The blockchain ledger itself is practically impossible to hack due to its decentralized nature. The main risks are at the user level, such as the theft of a private key through phishing or malware on a user’s device. Strong key management practices are essential.
Is blockchain identity anonymous?
It can be pseudonymous. Your DID isn’t directly linked to your real-world name unless you choose to link it via a Verifiable Credential. This allows you to interact with services with a high degree of privacy, revealing only the specific information required for a transaction.

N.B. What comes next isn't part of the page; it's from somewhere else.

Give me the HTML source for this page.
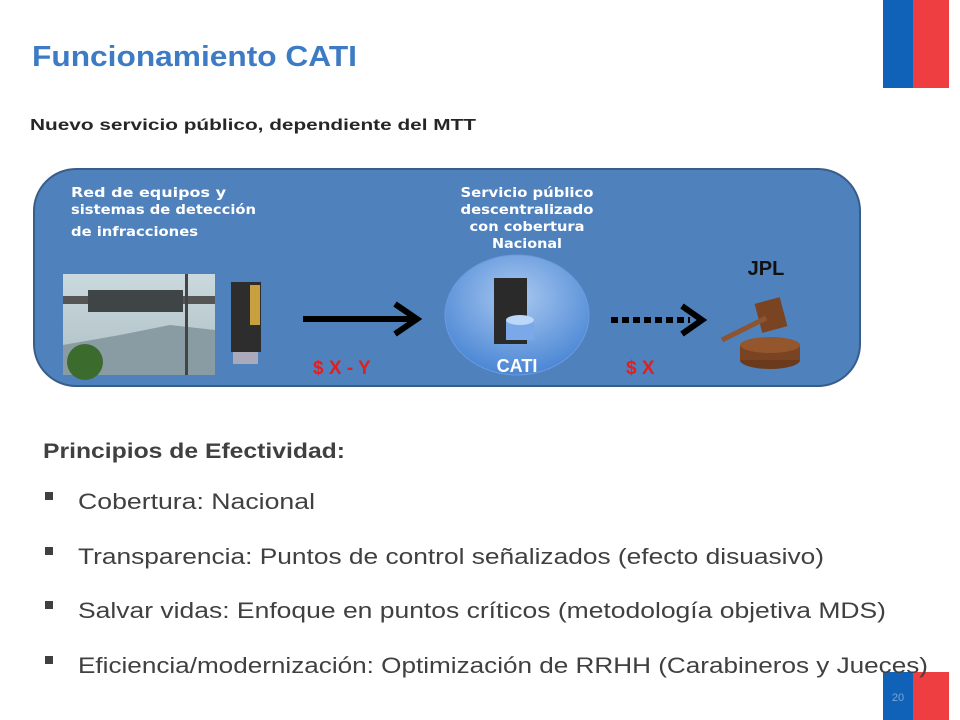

What is Self-Sovereign Identity (SSI)?
SSI is the principle that individuals should own and control their own digital identity. Blockchain is the underlying technology that makes SSI possible at scale by providing a decentralized, user-centric framework for managing and verifying identity claims.
Who controls my data in a blockchain identity system?
You do. This is the most fundamental benefit. Your personal data resides in your personal digital wallet, not in a company’s database. You provide explicit, cryptographic consent for every piece of information you share, and you can revoke access at any time.